While border control and intercontinental migration policies remain important topics of study, Mobility Makes States demonstrates that immigration control is best understood alongside parallel efforts by states in Africa to promote both long-distance and everyday movements. The contributors challenge the image of a fixed and static state that is concerned only with stopping foreign migrants at its border, and show that the politics of mobility takes place across a wide range of locations, including colonial hinterlands, workplaces, camps, foreign countries, and city streets. They examine short-term and circular migrations, everyday commuting and urban expansion, forced migrations, emigrations, diasporic communities, and the mobility of gatekeepers and officers of the state who push and pull migrant populations in different directions. Through the experiences and trajectories of migration in sub-Saharan Africa, this empirically rich volume sheds new light on larger global patterns and state making processes.

Contributors: Eric Allina, Oliver Bakewell, Pamila Gupta, Nauja Kleist, Loren B. Landau, Joel Quirk, Benedetta Rossi, Filipa Ribeiro da Silva, Simon Turner, Darshan Vigneswaran.



Review Quotes




"'Mobility makes states, and states make mobility': that is the bold claim made by the editors of this fine volume. Eschewing the tendency to view states solely as agents that prevent mobility, the book focuses on the ways in which states promote and channel human movement for their own purposes. The book reminds us that states may do very different things in different contexts, and that they should not necessarily be judged by a putatively normative European experience. This volume is a major contribution to thinking both about human mobility and about African society and politics that should be read by anyone interested in either."-- "John Torpey, Graduate Center, City University of New York"

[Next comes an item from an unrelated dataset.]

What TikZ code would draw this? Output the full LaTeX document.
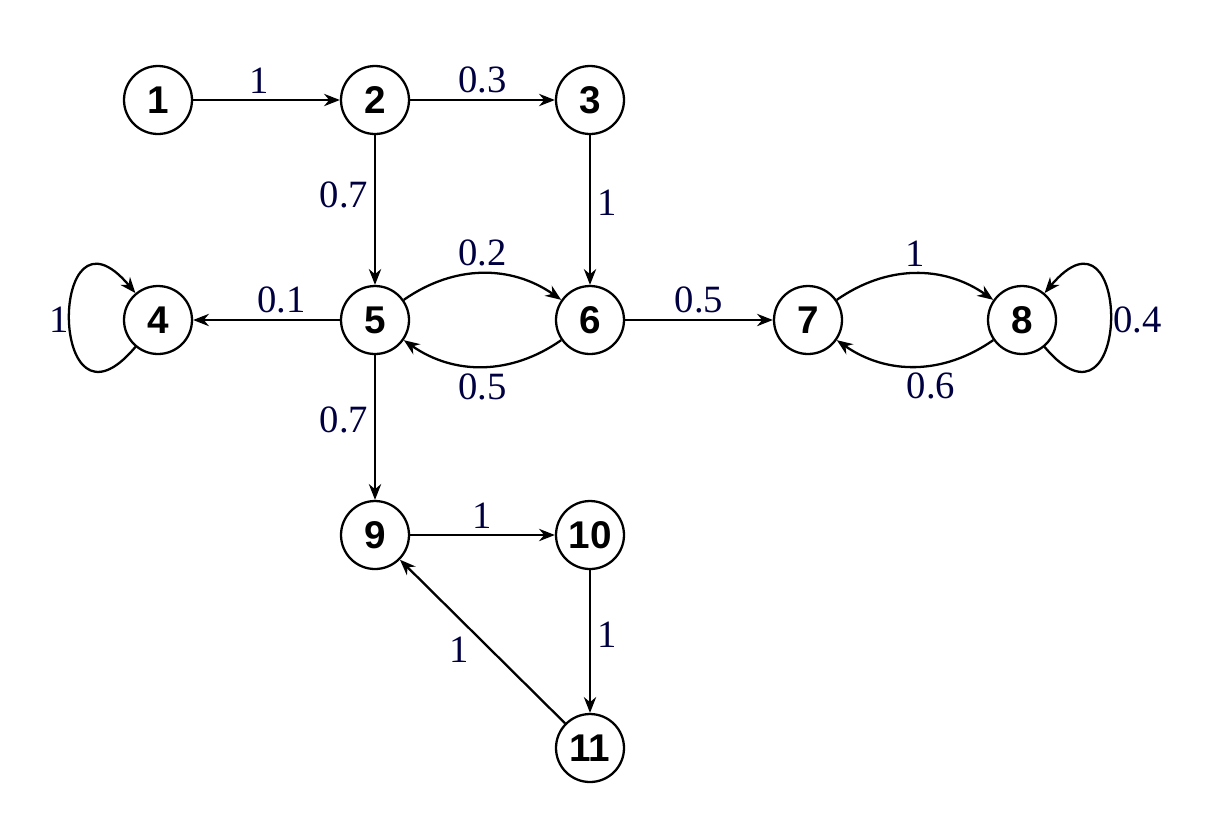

"With its theoretically compelling frame, this well-integrated, empirically rich set of essays helps us understand that human mobility is (and has been) not just something states must manage and contain but a key force that shapes (and has shaped) states' most central features. Countering the persistent but misleading image of the state as exercising power over a static and stationary population, this book shows how human mobility shapes, among other things, a state's spatial features, its strategies for accumulating power and managing resources, and the kinds of national and international political, social and economic actors with which it allies. In our era of mind-boggling population displacements, this innovative book offers crucial new tools for thinking about the complex phenomenon of human mobility."-- "Lidwien Kapteijns, Wellesley College"



About the Author



Darshan Vigneswaran is Codirector of the Institute for Migration and Ethnic Studies and Assistant Professor in the Department of Political Science at University of Amsterdam, as well as a Senior Researcher at the African Centre for Migration and Society at the University of the Witwatersrand. Joel Quirk is Associate Professor of Political Studies at the University of the Witwatersrand. He is author of The Anti-Slavery Project: From the Slave Trade to Human Trafficking, also available from the University of Pennsylvania Press.